US forces generally didn’t operate out of Idlib even before Trump withdrew American troops this month. The Sunni extremists operating in the area have been resilient in the face of pressure from Assad, Russia and Iranian-backed forces.

“Assad himself was seen on a rare visit to the frontlines of Idlib province in footage released Monday”, Newsweek notes, adding that “the Syrian leader told his troops ‘that the Idlib battle is the core to decisively end chaos and terrorism in all of Syria’ and vowed to defeat the array of rebel groups there while also teaming up with Kurdish-led forces against any Turkish-led attempts to push further into northern Syria”.

Over the past two weeks, Assad struck deals with both the Kurdish-led SDF (the US-allied fighters Trump abandoned this month) and, through Vladimir Putin, with Turkey. Putin’s deal with Recep Tayyip Erdogan amounts to Ankara recognizing Assad anew. When considered in conjunction with the deal Damascus struck to help protect the Kurds from any Turkish encroachment beyond Erdogan’s “safe”/”buffer” zone, the war in Syria is unofficially over. Assad is restored after nearly a decade.

Newsweek goes on to write that as “recent as February, Vice-Admiral Igor Kostyukov, head of the Russian general staff’s Main Intelligence Department, told the state-run Tass news agency that Baghdadi’s ‘whereabouts are unknown,’ but ‘he is definitely not in Idlib'”.
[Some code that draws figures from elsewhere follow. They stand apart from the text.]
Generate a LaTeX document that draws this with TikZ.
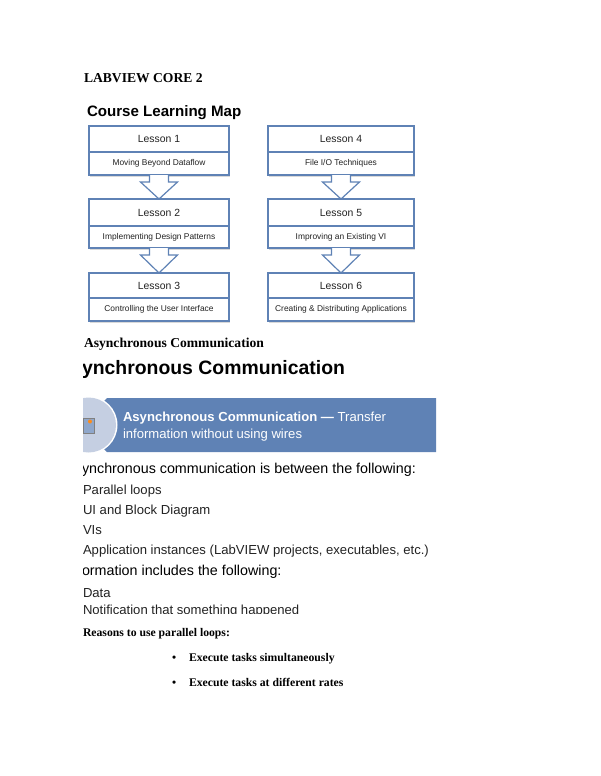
\documentclass[tikz,border=0pt]{standalone}
\usepackage{xcolor}
\usepackage{fontspec}
\usepackage{tikz}
\usetikzlibrary{calc}
\usetikzlibrary{shadows}
\setmainfont{Liberation Serif}
\newfontfamily\slidefont{Liberation Sans}
\definecolor{boxblue}{HTML}{5F82B5}
\definecolor{discblue}{HTML}{C5CFE2}
\definecolor{slidetext}{HTML}{222222}
\newcommand{\px}[1]{\fontsize{#1}{#1}\selectfont}
\tikzstyle{every node}=[inner sep=0pt, outer sep=0pt]
\tikzstyle{docline}=[anchor=west, font=\bfseries\px{13.6}, text=black]
\tikzstyle{docsmall}=[anchor=base west, font=\bfseries\px{11.7}, text=black]
\tikzstyle{slidehead}=[anchor=west, font=\slidefont\bfseries\px{19.4}, text=black]
\tikzstyle{slidelead}=[anchor=west, font=\slidefont\px{14.3}, text=black]
\tikzstyle{slideline}=[anchor=west, font=\slidefont\px{13.1}, text=slidetext]
\tikzstyle{bandline}=[anchor=west, font=\slidefont\px{13.1}, text=white]
\tikzstyle{titlebox}=[draw=boxblue, line width=1.2pt, fill=white, anchor=north west, minimum height=26, font=\slidefont\px{10.4}, text=slidetext, drop shadow={shadow xshift=.5pt, shadow yshift=-1.5pt, opacity=.3}]
\tikzstyle{subbox}=[titlebox, minimum height=23, font=\slidefont\px{8.4}]
\newcommand{\lessonarrow}[2]{\draw [boxblue, line width=1.2pt, fill=white] ($(#1.south)+(-9.5,0)$) -- ($(#1.south)+(-9.5,7)$) -- ($(#1.south)+(-18.5,7)$) -- (#2.north) -- ($(#1.south)+(18.5,7)$) -- ($(#1.south)+(9.5,7)$) -- ($(#1.south)+(9.5,0)$);}
\begin{document}
\begin{tikzpicture}[x=1pt, y=-1pt]
                \useasboundingbox (0, 0) rectangle (600, 776);
                \node [docline] (core) at (84, 78) {LABVIEW CORE 2};
                \node [anchor=west, font=\slidefont\bfseries\px{15.1}] (map) at (87, 113) {Course Learning Map};

                \node [titlebox, minimum width=140] (l1) at (89, 126) {Lesson 1};
                \node [subbox, minimum width=140] (m1) at (89, 152) {Moving Beyond Dataflow};
                \node [titlebox, minimum width=140, minimum height=27] (l2) at (89, 199) {Lesson 2};
                \node [subbox, minimum width=140, minimum height=22] (m2) at (89, 226) {Implementing Design Patterns};
                \node [titlebox, minimum width=140, minimum height=25] (l3) at (89, 273) {Lesson 3};
                \node [subbox, minimum width=140] (m3) at (89, 298) {Controlling the User Interface};

                \node [titlebox, minimum width=146] (l4) at (268, 126) {Lesson 4};
                \node [subbox, minimum width=146] (m4) at (268, 152) {File I/O Techniques};
                \node [titlebox, minimum width=146, minimum height=27] (l5) at (268, 199) {Lesson 5};
                \node [subbox, minimum width=146, minimum height=22] (m5) at (268, 226) {Improving an Existing VI};
                \node [titlebox, minimum width=146, minimum height=25] (l6) at (268, 273) {Lesson 6};
                \node [subbox, minimum width=146] (m6) at (268, 298) {Creating \& Distributing Applications};

                \lessonarrow{m1}{l2}
                \lessonarrow{m2}{l3}
                \lessonarrow{m4}{l5}
                \lessonarrow{m5}{l6}

                \node [docline] (async) at (84, 344) {Asynchronous Communication};

                \begin{scope}
                \clip (83, 350) rectangle (600, 613);
                \node [slidehead] (slide) at (82, 369) {ynchronous Communication};
                \fill [boxblue] (107, 398) -- (436, 398) -- (436, 452) -- (107, 452) -- (100, 445) -- (100, 405) -- cycle;
                \fill [white] (88.5, 425) circle (29);
                \fill [discblue] (88.5, 425) circle (27.5);
                \draw [gray, fill=boxblue!70] (83, 418) rectangle (94, 433);
                \fill [orange!90] (90, 421.5) circle (2);
                \node [bandline] (band1) at (123, 418.5) {\textbf{Asynchronous Communication —} Transfer};
                \node [bandline] (band2) at (123, 435) {information without using wires};
                \node [slidelead] (t1) at (82, 470) {ynchronous communication is between the following:};
                \node [slideline] (t2) at (83, 491) {Parallel loops};
                \node [slideline] (t3) at (83, 511) {UI and Block Diagram};
                \node [slideline] (t4) at (83, 530) {VIs};
                \node [slideline] (t5) at (83, 551) {Application instances (LabVIEW projects, executables, etc.)};
                \node [slidelead] (t6) at (82, 572) {ormation includes the following:};
                \node [slideline] (t7) at (83, 593) {Data};
                \node [slideline] (t8) at (83, 611) {Notification that something happened};
                \end{scope}

                \node [docsmall] (reasons) at (83, 636) {Reasons to use parallel loops:};
                \node [docsmall] (b1) at (172, 661) {\textbullet};
                \node [docsmall] (e1) at (189, 661) {Execute tasks simultaneously};
                \node [docsmall] (b2) at (172, 686) {\textbullet};
                \node [docsmall] (e2) at (189, 686) {Execute tasks at different rates};
            \end{tikzpicture}
\end{document}
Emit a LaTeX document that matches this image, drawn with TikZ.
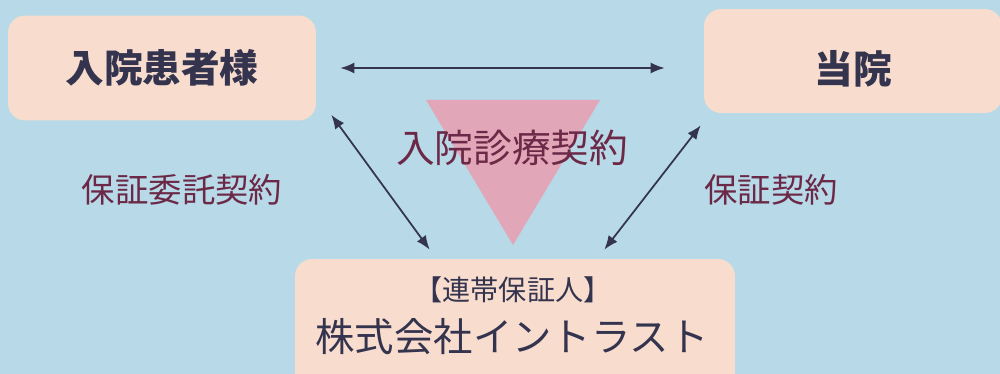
\documentclass[tikz,border=0pt]{standalone}
\usepackage{fontspec}
\usepackage{tikz}
\usetikzlibrary{arrows.meta}
\newfontfamily\jp{Noto Sans CJK JP}
\definecolor{sky}{HTML}{B7D9E8}
\definecolor{peach}{HTML}{F8DCCE}
\definecolor{rose}{HTML}{E1A7B8}
\definecolor{navy}{HTML}{34344F}
\definecolor{wine}{HTML}{6C2947}
\tikzstyle{bag} = [fill=peach, rounded corners=0.34cm, inner sep=0pt]
\tikzstyle{party} = [font=\jp\bfseries\fontsize{22}{26}\selectfont, text=navy]
\tikzstyle{deal} = [font=\jp\fontsize{19}{23}\selectfont, text=wine]
\tikzstyle{link} = [navy, line width=1pt, {Latex[length=0.28cm,width=0.22cm]}-{Latex[length=0.28cm,width=0.22cm]}]

\begin{document}
\begin{tikzpicture}[x=0.02cm, y=-0.02cm]
  \clip (0,0) rectangle (1000,374);
  \fill[sky] (0,0) rectangle (1000,374);
  % parties
  \node [bag, party, minimum width=6.16cm, minimum height=2.1cm] (patient) at (162,68) {入院患者様};
  \node [bag, minimum width=5.96cm, minimum height=2.08cm] (hospbox) at (853,61) {};
  \node [party] (hosp) at (853,69) {当院};
  \node [bag, minimum width=8.8cm, minimum height=2.6cm] (guar) at (515,324) {};
  \node [font=\jp\fontsize{16}{19}\selectfont, text=navy] (role) at (513,290) {【連帯保証人】};
  \node [font=\jp\fontsize{22.4}{26}\selectfont, text=navy] (company) at (512,337) {株式会社イントラスト};
  % contract in the middle
  \fill[rose] (426,100) -- (600,100) -- (513,245) -- cycle;
  \node [deal, font=\jp\fontsize{22}{26}\selectfont] (care) at (512,148) {入院診療契約};
  \node [deal] (entrust) at (182,190) {保証委託契約};
  \node [deal] (surety) at (771,190) {保証契約};
  % arrows
  \draw [link, shorten <=0.48cm, shorten >=0.78cm] (patient.east) -- (patient.east -| hospbox.west);
  \draw [link] ([shift={(15,-6)}]patient.south east) -- ([shift={(135,-9)}]guar.north west);
  \draw [link] ([shift={(-3,12)}]hospbox.south west) -- ([shift={(-131,-9)}]guar.north east);
\end{tikzpicture}
\end{document}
Maybe he wasn’t then, but he was on Saturday, according to Pentagon sources.

“Hundreds of ISIS fighters fleeing Iraq and northeastern Syria are believed to be hiding in the northwest, some even joining their former Qaeda rivals, so analysts said it is possible al-Baghdadi found refuge with them”, the New York Times wrote. “While it is unclear how al-Baghdadi ended up in Idlib, smuggling networks have been ferrying ISIS fighters and their family members out of northeastern Syria for several years as the group’s territory there dwindled”.

Trump will make an announcement at 9 a.m. on Sunday. Al-Baghdadi would be the highest profile terrorist leader killed since bin Laden.

A senior Turkish official who spoke to Western media outlets said Sunday that Ankara was notified in advance of the raid. That official said al-Baghdadi had been at the location for around 48 hours prior to the moment Delta Force moved in to eliminate him.

As noted above, the timing is good for the White House. Trump has come under relentless pressure this month following his ill-fated decision to green-light Turkey’s cross-border incursion, which left hundreds of America’s former Kurdish allies dead and displaced some 200,000 people.

Al-Baghdadi’s death would bolster Trump’s claims to being serious about ensuring ISIS doesn’t benefit from the chaos in northeast Syria, where the melee which accompanied Turkey’s military operation led directly to the escape of as many as 700 ISIS sympathizers.

On Friday, Mark Esper said Trump would keep several hundred US troops in eastern Syria to defend oil fields and ensure they don’t fall into the hands of a resurgent ISIS.

There had been a $25 million bounty on al-Baghdadi’s head. There was no word on whether Trump would try to claim that for himself.

Al-Baghdadi, you’ll note, has been killed at least four times that we can remember. This time, though, it seems as though he won’t be coming back.